» Exercise objective:
All the data must come back unchanged, except that pictures are left out.

» Records from a collection:
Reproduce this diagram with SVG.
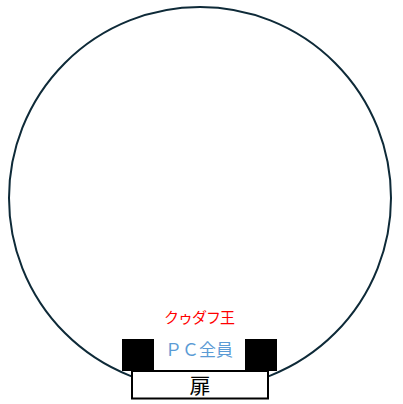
<svg xmlns="http://www.w3.org/2000/svg" width="403" height="404" viewBox="0 0 403 404">
<style>
.jp{font-family:"Noto Sans CJK JP","Noto Sans CJK SC",sans-serif;text-anchor:middle}
.pillar{fill:#000}
</style>
<rect width="403" height="404" fill="#fff"/>
<g id="room"><circle cx="200" cy="198" r="191" fill="none" stroke="#0e2a38" stroke-width="2"/></g>
<g id="pillar-left"><rect class="pillar" x="122" y="339" width="32" height="32"/></g>
<g id="pillar-right"><rect class="pillar" x="245" y="339" width="32" height="32"/></g>
<g id="door"><rect x="132" y="371" width="136" height="27.5" fill="#fff" stroke="#000" stroke-width="2"/>
<text class="jp" x="200" y="393" font-size="21" fill="#000">扉</text></g>
<g id="pc"><text class="jp" x="199" y="356" font-size="17" fill="#5b9bd5">ＰＣ全員</text></g>
<g id="king"><text class="jp" x="199" y="323" font-size="15" letter-spacing="-1" fill="#ff0000">クゥダフ王</text></g>
<g id="connectors"/>
</svg>
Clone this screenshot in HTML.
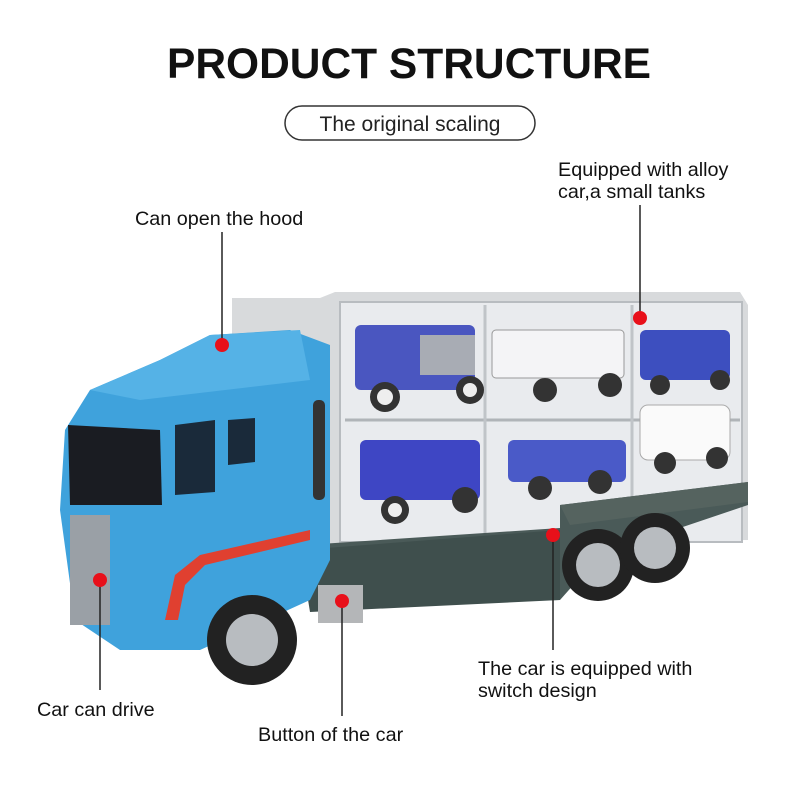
<!DOCTYPE html>
<html><head><meta charset="utf-8"><style>
html,body{margin:0;padding:0;background:#fff;}
svg{display:block;}
text{font-family:"Liberation Sans",sans-serif;}
</style></head><body>
<svg width="800" height="800" viewBox="0 0 800 800" xmlns="http://www.w3.org/2000/svg">
<rect width="800" height="800" fill="#fff"/>
<text x="409" y="78" text-anchor="middle" font-size="42.5" font-weight="bold" fill="#111">PRODUCT STRUCTURE</text>
<rect x="285" y="106" width="250" height="34" rx="17" fill="#fff" stroke="#333" stroke-width="1.5"/>
<text x="410" y="131" text-anchor="middle" font-size="21" fill="#222">The original scaling</text>

<!-- container -->
<path d="M232 298 L320 298 L335 292 L740 292 L748 305 L748 540 L330 545 L232 345 Z" fill="#d8dadc"/>
<rect x="340" y="302" width="402" height="240" fill="#e9ebee" stroke="#b8bcc0" stroke-width="2"/>
<line x1="345" y1="420" x2="740" y2="420" stroke="#b0b4b8" stroke-width="3"/>
<line x1="485" y1="305" x2="485" y2="540" stroke="#c0c4c8" stroke-width="3"/>
<line x1="632" y1="305" x2="632" y2="540" stroke="#c0c4c8" stroke-width="3"/>
<g>
<rect x="355" y="325" width="120" height="65" rx="6" fill="#4a56c0"/><rect x="420" y="335" width="55" height="40" fill="#a8acb4"/>
<circle cx="385" cy="397" r="15" fill="#333"/><circle cx="385" cy="397" r="8" fill="#eee"/>
<circle cx="470" cy="390" r="14" fill="#333"/><circle cx="470" cy="390" r="7" fill="#eee"/>
<rect x="492" y="330" width="132" height="48" rx="4" fill="#f4f4f6" stroke="#999"/>
<circle cx="545" cy="390" r="12" fill="#333"/><circle cx="610" cy="385" r="12" fill="#333"/>
<rect x="640" y="330" width="90" height="50" rx="6" fill="#3d4fbf"/>
<circle cx="660" cy="385" r="10" fill="#333"/><circle cx="720" cy="380" r="10" fill="#333"/>
<rect x="360" y="440" width="120" height="60" rx="6" fill="#3e46c4"/>
<circle cx="395" cy="510" r="14" fill="#333"/><circle cx="395" cy="510" r="7" fill="#eee"/>
<circle cx="465" cy="500" r="13" fill="#333"/>
<rect x="508" y="440" width="118" height="42" rx="6" fill="#4a5ac8"/>
<circle cx="540" cy="488" r="12" fill="#333"/><circle cx="600" cy="482" r="12" fill="#333"/>
<rect x="640" y="405" width="90" height="55" rx="8" fill="#fafafa" stroke="#aaa"/>
<circle cx="665" cy="463" r="11" fill="#333"/><circle cx="717" cy="458" r="11" fill="#333"/>
</g>
<path d="M305 545 L560 528 L560 505 L748 482 L748 505 L600 555 L560 600 L330 605 Z" fill="#4a5a58"/>
<path d="M300 550 L560 530 L560 600 L310 612 Z" fill="#3f4f4d"/>
<path d="M560 505 L748 482 L748 502 L570 525 Z" fill="#55635f"/>
<circle cx="598" cy="565" r="36" fill="#222"/><circle cx="598" cy="565" r="22" fill="#b8bcc0"/>
<circle cx="655" cy="548" r="35" fill="#222"/><circle cx="655" cy="548" r="21" fill="#b8bcc0"/>
<rect x="318" y="585" width="45" height="38" fill="#b4b6b8"/>
<path d="M60 510 L65 430 L90 390 L160 360 L210 335 L290 330 L330 345 L330 560 L310 600 L200 650 L120 650 L75 620 Z" fill="#3fa2dc"/>
<path d="M90 390 L160 360 L210 335 L300 330 L310 380 L140 400 Z" fill="#55b2e6"/>
<path d="M68 425 L160 430 L162 505 L70 505 Z" fill="#1a1c22"/>
<path d="M175 425 L215 420 L215 492 L175 495 Z" fill="#1a2a3a"/>
<path d="M228 420 L255 418 L255 462 L228 465 Z" fill="#1a2a3a"/>
<rect x="70" y="515" width="40" height="110" fill="#9aa0a6"/>
<rect x="313" y="400" width="12" height="100" rx="5" fill="#333"/>
<path d="M165 620 L175 575 L200 555 L310 530 L310 540 L205 565 L185 585 L178 620 Z" fill="#e04030"/>
<circle cx="252" cy="640" r="45" fill="#222"/><circle cx="252" cy="640" r="26" fill="#b8bcc0"/>

<g stroke="#222" stroke-width="1.5">
<line x1="640" y1="205" x2="640" y2="318"/>
<line x1="222" y1="232" x2="222" y2="345"/>
<line x1="100" y1="580" x2="100" y2="690"/>
<line x1="342" y1="600" x2="342" y2="716"/>
<line x1="553" y1="535" x2="553" y2="650"/>
</g>
<g fill="#e8101a">
<circle cx="640" cy="318" r="7"/><circle cx="222" cy="345" r="7"/>
<circle cx="100" cy="580" r="7"/><circle cx="342" cy="601" r="7"/><circle cx="553" cy="535" r="7"/>
</g>
<g font-size="19.8" fill="#111">
<text x="558" y="176">Equipped with alloy</text>
<text x="558" y="198">car,a small tanks</text>
<text x="135" y="225">Can open the hood</text>
<text x="37" y="716">Car can drive</text>
<text x="258" y="741">Button of the car</text>
<text x="478" y="675">The car is equipped with</text>
<text x="478" y="697">switch design</text>
</g>
</svg>
</body></html>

» Task response:
Reproduce this diagram with SVG.
<svg xmlns="http://www.w3.org/2000/svg" width="403" height="404" viewBox="0 0 403 404">
<style>
.jp{font-family:"Noto Sans CJK JP","Noto Sans CJK SC",sans-serif;text-anchor:middle}
.pillar{fill:#000}
</style>
<rect width="403" height="404" fill="#fff"/>
<g id="room"><circle cx="200" cy="198" r="191" fill="none" stroke="#0e2a38" stroke-width="2"/></g>
<g id="pillar-left"><rect class="pillar" x="122" y="339" width="32" height="32"/></g>
<g id="pillar-right"><rect class="pillar" x="245" y="339" width="32" height="32"/></g>
<g id="door"><rect x="132" y="371" width="136" height="27.5" fill="#fff" stroke="#000" stroke-width="2"/>
<text class="jp" x="200" y="393" font-size="21" fill="#000">扉</text></g>
<g id="pc"><text class="jp" x="199" y="356" font-size="17" fill="#5b9bd5">ＰＣ全員</text></g>
<g id="king"><text class="jp" x="199" y="323" font-size="15" letter-spacing="-1" fill="#ff0000">クゥダフ王</text></g>
<g id="connectors"/>
</svg>
Clone this screenshot in HTML.
<!DOCTYPE html>
<html><head><meta charset="utf-8"><style>
html,body{margin:0;padding:0;background:#fff;}
svg{display:block;}
text{font-family:"Liberation Sans",sans-serif;}
</style></head><body>
<svg width="800" height="800" viewBox="0 0 800 800" xmlns="http://www.w3.org/2000/svg">
<rect width="800" height="800" fill="#fff"/>
<text x="409" y="78" text-anchor="middle" font-size="42.5" font-weight="bold" fill="#111">PRODUCT STRUCTURE</text>
<rect x="285" y="106" width="250" height="34" rx="17" fill="#fff" stroke="#333" stroke-width="1.5"/>
<text x="410" y="131" text-anchor="middle" font-size="21" fill="#222">The original scaling</text>

<!-- container -->
<path d="M232 298 L320 298 L335 292 L740 292 L748 305 L748 540 L330 545 L232 345 Z" fill="#d8dadc"/>
<rect x="340" y="302" width="402" height="240" fill="#e9ebee" stroke="#b8bcc0" stroke-width="2"/>
<line x1="345" y1="420" x2="740" y2="420" stroke="#b0b4b8" stroke-width="3"/>
<line x1="485" y1="305" x2="485" y2="540" stroke="#c0c4c8" stroke-width="3"/>
<line x1="632" y1="305" x2="632" y2="540" stroke="#c0c4c8" stroke-width="3"/>
<g>
<rect x="355" y="325" width="120" height="65" rx="6" fill="#4a56c0"/><rect x="420" y="335" width="55" height="40" fill="#a8acb4"/>
<circle cx="385" cy="397" r="15" fill="#333"/><circle cx="385" cy="397" r="8" fill="#eee"/>
<circle cx="470" cy="390" r="14" fill="#333"/><circle cx="470" cy="390" r="7" fill="#eee"/>
<rect x="492" y="330" width="132" height="48" rx="4" fill="#f4f4f6" stroke="#999"/>
<circle cx="545" cy="390" r="12" fill="#333"/><circle cx="610" cy="385" r="12" fill="#333"/>
<rect x="640" y="330" width="90" height="50" rx="6" fill="#3d4fbf"/>
<circle cx="660" cy="385" r="10" fill="#333"/><circle cx="720" cy="380" r="10" fill="#333"/>
<rect x="360" y="440" width="120" height="60" rx="6" fill="#3e46c4"/>
<circle cx="395" cy="510" r="14" fill="#333"/><circle cx="395" cy="510" r="7" fill="#eee"/>
<circle cx="465" cy="500" r="13" fill="#333"/>
<rect x="508" y="440" width="118" height="42" rx="6" fill="#4a5ac8"/>
<circle cx="540" cy="488" r="12" fill="#333"/><circle cx="600" cy="482" r="12" fill="#333"/>
<rect x="640" y="405" width="90" height="55" rx="8" fill="#fafafa" stroke="#aaa"/>
<circle cx="665" cy="463" r="11" fill="#333"/><circle cx="717" cy="458" r="11" fill="#333"/>
</g>
<path d="M305 545 L560 528 L560 505 L748 482 L748 505 L600 555 L560 600 L330 605 Z" fill="#4a5a58"/>
<path d="M300 550 L560 530 L560 600 L310 612 Z" fill="#3f4f4d"/>
<path d="M560 505 L748 482 L748 502 L570 525 Z" fill="#55635f"/>
<circle cx="598" cy="565" r="36" fill="#222"/><circle cx="598" cy="565" r="22" fill="#b8bcc0"/>
<circle cx="655" cy="548" r="35" fill="#222"/><circle cx="655" cy="548" r="21" fill="#b8bcc0"/>
<rect x="318" y="585" width="45" height="38" fill="#b4b6b8"/>
<path d="M60 510 L65 430 L90 390 L160 360 L210 335 L290 330 L330 345 L330 560 L310 600 L200 650 L120 650 L75 620 Z" fill="#3fa2dc"/>
<path d="M90 390 L160 360 L210 335 L300 330 L310 380 L140 400 Z" fill="#55b2e6"/>
<path d="M68 425 L160 430 L162 505 L70 505 Z" fill="#1a1c22"/>
<path d="M175 425 L215 420 L215 492 L175 495 Z" fill="#1a2a3a"/>
<path d="M228 420 L255 418 L255 462 L228 465 Z" fill="#1a2a3a"/>
<rect x="70" y="515" width="40" height="110" fill="#9aa0a6"/>
<rect x="313" y="400" width="12" height="100" rx="5" fill="#333"/>
<path d="M165 620 L175 575 L200 555 L310 530 L310 540 L205 565 L185 585 L178 620 Z" fill="#e04030"/>
<circle cx="252" cy="640" r="45" fill="#222"/><circle cx="252" cy="640" r="26" fill="#b8bcc0"/>

<g stroke="#222" stroke-width="1.5">
<line x1="640" y1="205" x2="640" y2="318"/>
<line x1="222" y1="232" x2="222" y2="345"/>
<line x1="100" y1="580" x2="100" y2="690"/>
<line x1="342" y1="600" x2="342" y2="716"/>
<line x1="553" y1="535" x2="553" y2="650"/>
</g>
<g fill="#e8101a">
<circle cx="640" cy="318" r="7"/><circle cx="222" cy="345" r="7"/>
<circle cx="100" cy="580" r="7"/><circle cx="342" cy="601" r="7"/><circle cx="553" cy="535" r="7"/>
</g>
<g font-size="19.8" fill="#111">
<text x="558" y="176">Equipped with alloy</text>
<text x="558" y="198">car,a small tanks</text>
<text x="135" y="225">Can open the hood</text>
<text x="37" y="716">Car can drive</text>
<text x="258" y="741">Button of the car</text>
<text x="478" y="675">The car is equipped with</text>
<text x="478" y="697">switch design</text>
</g>
</svg>
</body></html>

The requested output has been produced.